Kyrgyzstan to withdraw WTO complaint as Kazakhstan lifts border restrictions

By bne IntelliNews December 6, 2017

Kyrgyzstan is to withdraw its complaint filed with the World Trade Organization (WTO) over Kazakhstan’s moves to tighten controls on the Kazakh-Kyrgyz border introduced in October, Kyrgyz Deputy Prime Minister Tolkunbek Abdykulov told reporters on December 5.

The complaint is to be withdrawn with Kyrgyzstan and Kazakhstan having signed a "road map" agreement to solve the border issues, Abdykulov said.

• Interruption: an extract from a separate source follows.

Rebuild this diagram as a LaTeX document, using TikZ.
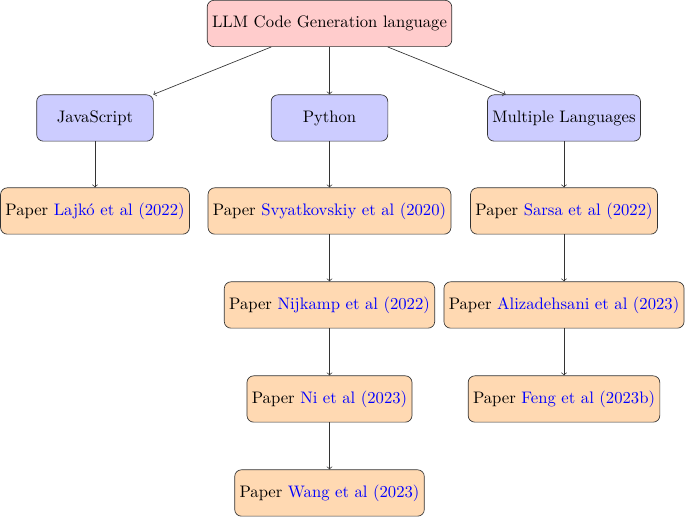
\documentclass[tikz,border=0pt]{standalone}
\usepackage{fontspec}
\begin{document}
\begin{tikzpicture}[x=0.6pt,y=-0.6pt,
  box/.style={draw=black!80, rounded corners=4pt, minimum height=27.8pt, inner xsep=2.9pt, align=center},
  rootbox/.style={box, fill=red!20},
  langbox/.style={box, fill=blue!20, minimum width=70pt},
  paperbox/.style={box, fill=orange!30},
  link/.style={->, black!80}]
\useasboundingbox (0,0) rectangle (685,517);
\node[rootbox] (root) at (329.5,23.5) {LLM Code Generation language};
\node[langbox] (js) at (95,118) {JavaScript};
\node[langbox] (py) at (329.5,118) {Python};
\node[langbox] (ml) at (564,118) {Multiple Languages};
\node[paperbox] (laj) at (95,211) {Paper \textcolor{blue}{Lajkó et al (2022)}};
\node[paperbox] (svy) at (329.5,211) {Paper \textcolor{blue}{Svyatkovskiy et al (2020)}};
\node[paperbox] (sar) at (564,211) {Paper \textcolor{blue}{Sarsa et al (2022)}};
\node[paperbox] (nij) at (329.5,305) {Paper \textcolor{blue}{Nijkamp et al (2022)}};
\node[paperbox] (ali) at (564,305) {Paper \textcolor{blue}{Alizadehsani et al (2023)}};
\node[paperbox] (ni) at (329.5,399) {Paper \textcolor{blue}{Ni et al (2023)}};
\node[paperbox] (feng) at (564,399) {Paper \textcolor{blue}{Feng et al (2023b)}};
\node[paperbox] (wang) at (329.5,493) {Paper \textcolor{blue}{Wang et al (2023)}};
\draw[link] (root) -- (js);
\draw[link] (root) -- (py);
\draw[link] (root) -- (ml);
\draw[link] (js) -- (laj);
\draw[link] (py) -- (svy);
\draw[link] (svy) -- (nij);
\draw[link] (nij) -- (ni);
\draw[link] (ni) -- (wang);
\draw[link] (ml) -- (sar);
\draw[link] (sar) -- (ali);
\draw[link] (ali) -- (feng);
\end{tikzpicture}
\end{document}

Kazakh President Nursultan Nazarbayev and his newly inaugurated Kyrgyz counterpart Sooranbai Jeenbekov met in Minsk on November 30, where the two leaders discussed fixing the Kazakh-Kyrgyz border dispute which began between the two neighbours amid the Kyrgyz presidential election in October. Kazakhstan agreed to relax controls at the Kordai border crossing as long as the Eurasian Economic Union (EEU) deployed representatives to jointly inspect goods coming in from China. Both countries are members of the EEU, the Moscow-led trade bloc. While the trade dispute has been largely political, Kazakhstan insisted Kyrgyzstan was avoiding EEU import levies by smuggling in Chinese imports.

Kyrgyzstan joined the EEU, which also includes Armenia and Belarus, in August 2015. The border dispute arose after Kazakhstan tightened Kyrgyz border controls following accusations that Kazakhstan tried to meddle in Kyrgyzstan’s October 15 presidential election.

The border restrictions, which were lifted as of December 4, supposedly temporarily halved trade flow between the two Central Asian countries, when Kazakh border guards started singling out Kyrgyz cargoes for inspections on October 10. On October 24, Kyrgyzstan announced it would be cancelling $100mn in grant aid it had agreed to receive from Kazakhstan.

Kyrgyzstan joined the EEU in August 2015 with the hope of securing ease of access for its agricultural products, among other goods, to Kazakhstan and Russia. Kazakhstan has since been making Kyrgyzstan’s participation difficult by demanding that Kyrgyzstan meet hygiene standards of the EEU. Moreover, the bloc has hit Kyrgyzstan’s re-export market—especially, the used car market and the Dordoi bazaar, which served as a conduit for cheap Chinese goods flowing into Russia and the rest of Central Asia.